Deirdre Saoirse Moen

Sounds Like Weird

Proving Substantial Truth

27 October 2014

Substantial truth can be tricksy. Here’s a DMLP post with a few examples.
Two of those examples where the statements were ruled substantially true:

A statement that a boxer tested positive for cocaine, when actually he had tested positive for marijuana. See Cobb v. Time Inc. 24 Media L. Rep. 585 (M.D. Tenn 1995).
A statement that a man was charged with sexual assault, when actually he had only been arrested but not arraigned. See Rouch v. Enquirer & News of Battle Creek, 440 Mich. 238 (1992).

Look, I haven’t read up on the case law, but the above two examples should demonstrate that “substantial truth” isn’t cut and dried.

Hypothetically Speaking

Let’s say the claim in question is about “a set of authors” and whether or not they’ve been paid in a timely manner. Let’s say there are more than 500 authors, each of which has one or more books.
Now, the person believing they’ve all been paid may in fact only have been double-checking the highest earners.
However, let’s say the claims are true for three authors:
a = {Fred, George, Mark}
That still means one needs to sift through an unknown large portion of the data set before one determines that it’s true for “a set” of them.

And Now an Intermission

I’m done with the above hypothetical.
I have no personal information about the actual facts of the Ellora’s Cave case. However, I’d like to look at some back-of-the-envelope calculations.

How Big Is the EC Data Set?

Let’s go with the following assumptions:

  1. 934 authors (last I counted). Let’s round down to 900.
  2. Amazon gives me 6,767 items when I search for “Ellora’s Cave.” Let’s assume 4,500. Ergo, an author has an average of 5 titles, including paperback editions.
  3. Each book sells, per month, in an average of 5 stores from: EC’s own site, ARe, Kindle, Nook, Kobo, Google, iBooks, foreign markets for same, and any paperback vendors.
  4. Need to look back to when the accounting system changed last year, so 10 months of data at present.
  5. Each line item has seven pieces of data per month per author (per Cat Grant’s statements). The 7 pieces of data are: ISBN, title, format, store, amount received per unit, qty sold, total received (calculated, so not actually a separate piece of data), royalty %, royalty paid (also calculated).

So for each month:
4500 books x 5 stores books sold in that month x 7 other pieces of data = 157,000 pieces of data (or 174 per author). Per. Month.
Times ten months, so 1.57 million.
Consider the legal and accounting billing that would be involved in re-verifying and distilling 1.57 million pieces of data.

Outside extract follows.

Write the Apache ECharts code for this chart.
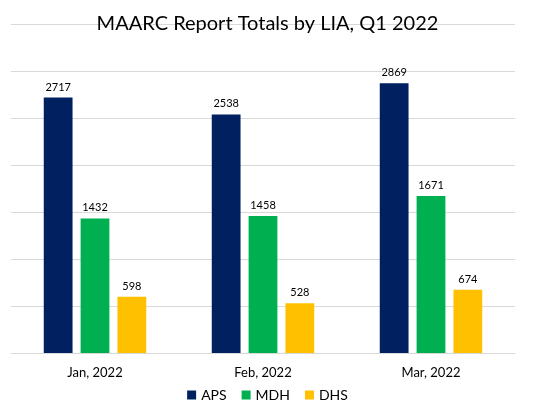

Another Aspect of Substantial Truth

In a case where “a set of authors” may not have received timely payments, royalty payments received by the publisher not corresponding with line items paid to authors could potentially also be a source of substantial truth.
Therefore, one would also need to audit amounts received from, say, Amazon, and amounts paid out in royalty checks that month, and determine that the amounts were equal. (Especially when others have said they’ve seen no Amazon drops during the same period for similar non-EC books.)
There are also around 9,000 checks to sort out.

  • When were they written?
  • When were they mailed?
  • When were they cashed?
  • When did they clear the bank?
  • Are any missing? Either not paid or not cashed?
  • If they’re missing, were they actually cut?

In theory, all that information is already entered and double-checked and could be provided to the defense at a moment’s notice.

The Question that Started This Post

@deirdresm Law Q: Are EC actions only relevant to the case up until the time it was filed? Recent payment timing immaterial? #notchilled

— Susan Garbanzo (@Soenda) October 27, 2014

It’s a good question. It doesn’t change the absolute truth of what was said on the day it was said, no.
But if events post-filing help show substantial truth, then probably they’re relevant.

@Soenda I haven’t read the case law; I can only guess. My guess: similar actions after filing help substantive truth claim. #notchilled

— Deirdre Saoirse Moen (@deirdresm) October 27, 2014

My Intuition

This case, if it gets all the way to a jury trial, will be far, far more expensive to litigate than other people have expected because the potentially triable matters of fact involve large data sets.
It’s my understanding that the burden of proof is on the plaintiff to show substantive falsity. Meaning: Ellora’s Cave and the mysteriously joined Jasmine Jade Enterprises need to demonstrate that.
Can they sample the data?
I don’t see how they can prove that “a set of authors” is defamatory without the full data being examined. “A set of authors” doesn’t need to be a large set.
My intuition, given the lagging of checks mailed weeks after the check date, all the reports of no answer for months when authors asked about royalty checks, is that that aspect of the DA post, at least, was substantively true.
Consider, for example, how small the two examples at the top are in terms of data. A single arrest. A single drug test, and possibly one or more followups. But not 1.57 million of them.
Completely different animal, litigation-wise.